Excavation for Library Reveals History of Mills in Burrillville, RI

Site work for $9-million structure in Burrillville, R.I., bares layers of 19th-century mills
August 11, 2010

Excavation for a new library and related work at a major redevelopment project in Burrillville, R.I., is uncovering vestiges of the saw mills, grist mills, and later, the textile factories that were built in succession near the banks of the Clear River.

"The site contractor would hit a slab of concrete for one mill, then below that another concrete slab for a previous mill, and finally a wood floor set on stone for one of the early 1800s mills," said Dan Joubert, clerk of the works for the town of Burrillville. Joubert, a construction consultant with more than 30 years in the industry, also pointed out the unusual occurrence of another sign of antiquity — giant glacial boulders.

Hundreds of these relics from North America's last Ice Age were unearthed all over the site, with some of them measuring up to 5 cubic yards.

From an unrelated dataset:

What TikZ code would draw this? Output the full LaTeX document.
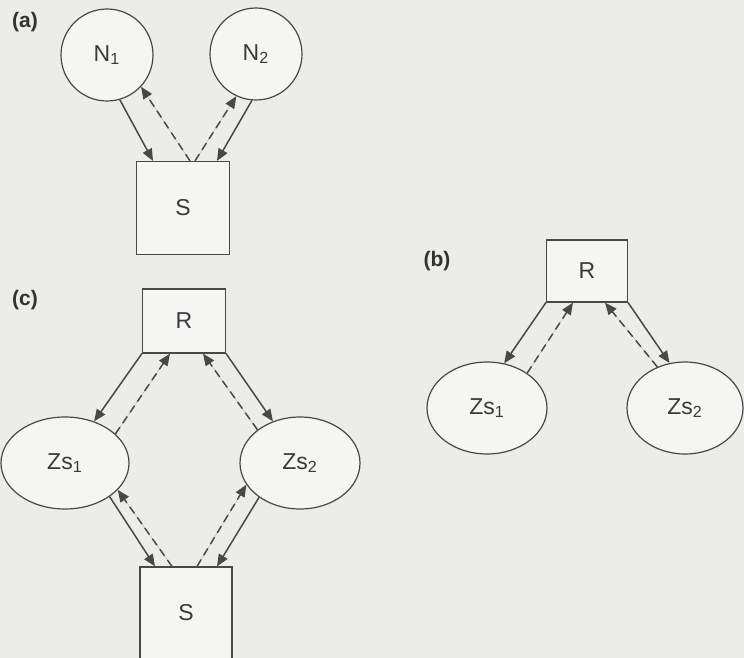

Site contractor Catalano Construction of Cumberland, R.I., is breaking up the boulders with hydraulic hammers and then feeding the pieces into a portable crusher. All crushed stone, as well as most of the demolition debris generated by the project, is being reused at the site.

Under construction by E.W. Burman of Warwick, R.I., the new library is one part of an ambitious redevelopment project, according to Christine Langlois, deputy planner for the Burrillville Planning Department.

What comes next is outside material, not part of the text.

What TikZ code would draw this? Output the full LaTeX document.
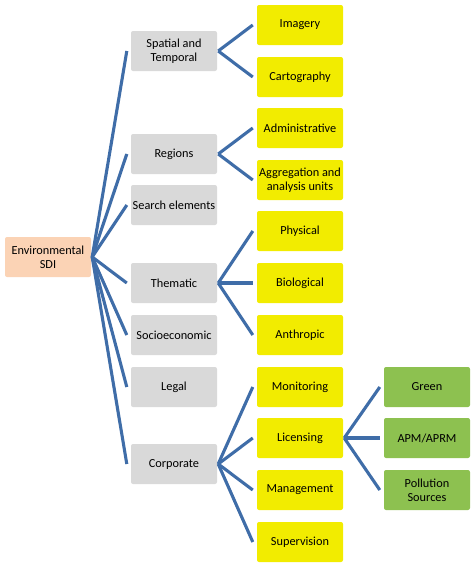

"The Jesse Smith Library is actually Phase II of the Stillwater Mill Complex, which is based on a Master Plan prepared for the Burrillville Redevelopment Authority," explained Langlois. "Phase I consists of Stillwater Heights, an elderly housing project being developed by Community Builders, a non-profit group, under a HUD grant."

Phase III of the multimillion-dollar development is the renovation and conversion of the so-called 'Clocktower Building' of Mill #4 into low-cost housing by another non-profit organization, the Neighborhood Development Group, she said.

Also planned for the site are retail shops, with such residential units as apartments or condominiums on the second floor — reminiscent of Old World villages.

Work began at the site in August 2006, with AA Wrecking Co. of Johnston, R.I., knocking down three of the old mill buildings to make room for the new construction. Brick, masonry block and concrete from the buildings were pulverized in a portable crusher and later reused as base material under the building pad and roads and parking lots.

As designed by architects Newport Collaborative, the 24,000-square-foot library has spread concrete footings, a concrete foundation wall, structural steel frame, regular concrete slab on grade, and a lightweight concrete slab on steel deck pans for the second level. The two stairwells and single elevator core are framed of masonry block.

Greenville Ready Mix of Smithfield, R.I., is supplying the concrete, while Catalano crews are placing the 4-inch to 6-inch flatwork concrete, and Mount Hope Contractors of Bristol, R.I., is forming and placing the walls.

All columns are 6-inch by 6-inch tubular steel and beams are 12-inch to 18-inch wide flange. Steel is fabricated by Storrow Metal, a Canadian company, and is being erected by Ajax Construction. The Burrillville subcontractor is employing a Link-Belt hydraulic crane to hoist steel.

A striking architectural feature of the new library design is its use of exposed laminated timber trusses for the roof. Manufactured by Western Wood Structures, an Oregon company, the timbers are 60-feet long and weigh about 6,500 pounds apiece.

Burman's $5.6-million building contract — the remaining project costs are for planning, engineering, site work, and contingencies — is being managed by Richard Hawes, project manager, and Sherman Vogelaar, superintendent. Both agreed the job is on schedule, with building occupancy targeted for March 2008.

(A special thanks to Dan Joubert, clerk-of-the-works, for providing several of the photos used in this article.)

 

The multimillion-dollar Stillwater Mill redevelopment is taking place at the site of the defunct Stillwater Worsted Mills Inc., which closed its doors in 1963. Located alongside the Clear River, a tributary of the Blackstone River, the site was home to a succession of mills in the Harrisville Village of the Town of Burrillville, R.I. Clear River water powered saw mills and grist mills in the early 1800s, then a cotton mill, a textile mill, and in the early 1900s, the first concrete fireproof mill in New England. During World Wars I and II, the Stillwater mills provided the material for soldiers' uniforms, blankets and other fine woolen and worsted cloth. According to the July 2004 Redevelopment Plan prepared by Gates, Leighton & Associates Inc. and New England Economic Development Services Inc., the news of the mill moving its cloth production to Virginia in 1963 "came as a blow to the 250 workers in the mill and the residents of Burrillville as a whole. It was the end of an era in manufacturing in Burrillville."